Balthus
- Date:
- From 19 February to 26 May 2019
- Language:
- Spanish with English subtitles
The museum presented an exhibition on the legendary artist Balthasar Klossowski de Rola (1908-2001), known as Balthus. The exhibition was jointly organised with the Fondation Beyeler in Riehen / Basel, where it was from September 2018 to January 2019.
Considered one of the great masters of 20th-century art, Balthus is undoubtedly one of the most unique painters of his time. His diverse, ambiguous work, which has been equally admired and reviled, pursued a direction that ran completely counter to the rise of the avant-gardes. Balthus himself named some of his influences derived from the tradition of art history, ranging from Piero della Francesca to Caravaggio, Poussin, Géricault and Courbet. A more detailed study of his work also reveals references to more recent movements such as Neue Sachlichkeit and his employment of devices derived from 19th-century children’s book illustrations. In his divergence from modernity, which could now be described as “post-modern”, Balthus evolved a personal and unique type of avant-garde art and a figurative style that defies classification.
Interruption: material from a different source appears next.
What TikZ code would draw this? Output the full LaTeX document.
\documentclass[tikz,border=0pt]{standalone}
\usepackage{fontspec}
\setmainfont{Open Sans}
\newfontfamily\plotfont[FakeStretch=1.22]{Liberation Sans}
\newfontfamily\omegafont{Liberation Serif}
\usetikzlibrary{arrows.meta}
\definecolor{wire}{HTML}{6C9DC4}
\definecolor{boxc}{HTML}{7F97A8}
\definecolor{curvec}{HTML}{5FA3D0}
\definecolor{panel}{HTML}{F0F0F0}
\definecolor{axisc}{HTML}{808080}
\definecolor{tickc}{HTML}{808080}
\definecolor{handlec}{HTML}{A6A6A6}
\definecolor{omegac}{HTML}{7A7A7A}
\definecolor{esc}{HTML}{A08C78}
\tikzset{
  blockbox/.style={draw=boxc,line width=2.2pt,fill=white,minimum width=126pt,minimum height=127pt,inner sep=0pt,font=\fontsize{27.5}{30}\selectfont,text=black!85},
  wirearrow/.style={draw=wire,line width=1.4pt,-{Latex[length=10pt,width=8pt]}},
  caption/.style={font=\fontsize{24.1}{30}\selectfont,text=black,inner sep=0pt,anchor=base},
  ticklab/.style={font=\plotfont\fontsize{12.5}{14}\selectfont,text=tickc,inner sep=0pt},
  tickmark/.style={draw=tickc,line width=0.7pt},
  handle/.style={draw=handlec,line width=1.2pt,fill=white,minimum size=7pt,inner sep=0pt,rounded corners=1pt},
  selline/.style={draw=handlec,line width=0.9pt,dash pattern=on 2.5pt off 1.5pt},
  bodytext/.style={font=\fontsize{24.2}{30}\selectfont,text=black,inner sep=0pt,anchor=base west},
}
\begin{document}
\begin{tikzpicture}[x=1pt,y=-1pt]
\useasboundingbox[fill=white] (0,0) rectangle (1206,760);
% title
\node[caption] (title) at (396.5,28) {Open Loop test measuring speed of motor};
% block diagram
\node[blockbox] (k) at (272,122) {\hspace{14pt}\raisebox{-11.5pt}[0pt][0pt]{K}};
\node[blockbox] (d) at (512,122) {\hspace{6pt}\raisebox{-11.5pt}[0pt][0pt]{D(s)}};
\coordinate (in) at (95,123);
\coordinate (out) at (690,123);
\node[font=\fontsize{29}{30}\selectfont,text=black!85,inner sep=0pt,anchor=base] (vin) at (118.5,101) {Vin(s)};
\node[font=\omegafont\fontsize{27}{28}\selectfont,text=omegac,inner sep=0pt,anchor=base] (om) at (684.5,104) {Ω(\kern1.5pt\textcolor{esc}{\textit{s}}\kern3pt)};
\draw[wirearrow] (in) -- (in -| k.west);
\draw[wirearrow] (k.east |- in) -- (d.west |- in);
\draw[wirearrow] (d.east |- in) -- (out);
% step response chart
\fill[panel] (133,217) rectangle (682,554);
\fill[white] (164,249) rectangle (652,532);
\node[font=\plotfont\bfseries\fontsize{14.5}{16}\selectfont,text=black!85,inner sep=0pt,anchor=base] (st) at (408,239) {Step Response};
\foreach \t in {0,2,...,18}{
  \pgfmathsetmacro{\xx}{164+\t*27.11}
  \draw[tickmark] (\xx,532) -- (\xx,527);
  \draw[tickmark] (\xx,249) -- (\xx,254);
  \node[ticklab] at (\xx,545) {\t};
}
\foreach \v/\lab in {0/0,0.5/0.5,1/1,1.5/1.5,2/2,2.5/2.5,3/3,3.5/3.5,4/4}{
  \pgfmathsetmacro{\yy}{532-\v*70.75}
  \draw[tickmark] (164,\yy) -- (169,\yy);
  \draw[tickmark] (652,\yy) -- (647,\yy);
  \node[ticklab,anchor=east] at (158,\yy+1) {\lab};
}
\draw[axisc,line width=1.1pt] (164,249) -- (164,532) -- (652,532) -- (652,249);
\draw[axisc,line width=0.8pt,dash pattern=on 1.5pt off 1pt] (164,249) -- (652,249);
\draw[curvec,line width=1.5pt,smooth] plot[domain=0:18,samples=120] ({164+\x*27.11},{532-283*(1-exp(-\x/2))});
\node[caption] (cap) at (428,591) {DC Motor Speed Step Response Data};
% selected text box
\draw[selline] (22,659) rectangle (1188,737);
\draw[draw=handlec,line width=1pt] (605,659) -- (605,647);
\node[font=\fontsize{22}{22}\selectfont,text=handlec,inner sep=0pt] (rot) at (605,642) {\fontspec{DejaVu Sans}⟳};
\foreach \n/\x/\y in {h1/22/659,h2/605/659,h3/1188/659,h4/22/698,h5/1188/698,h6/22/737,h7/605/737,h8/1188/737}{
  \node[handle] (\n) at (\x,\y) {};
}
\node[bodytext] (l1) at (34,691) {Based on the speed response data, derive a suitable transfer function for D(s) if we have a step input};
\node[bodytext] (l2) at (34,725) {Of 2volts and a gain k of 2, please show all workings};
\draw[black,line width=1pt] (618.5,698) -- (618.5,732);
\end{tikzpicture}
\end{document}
His particular pictorial language, with its use of solid forms and strongly defined outlines, combines the procedures of the Old Masters with certain aspects of Surrealism. The resulting images involve numerous contradictions, juxtaposing tranquillity with extreme tension; reverie and mystery with reality; and eroticism with innocence.
The exhibition, curated by Raphaël Bouvier with the support of Michiko Kono, and Juan Ángel López-Manzanares, brought together paintings from every period of Balthus’s career from the 1920s onwards. It casted light on aspects such as the different types of intellectual interaction between the dimensions of space and time that exist in his paintings; the relationship between figure and object; and the essence of his enigmatic oeuvre.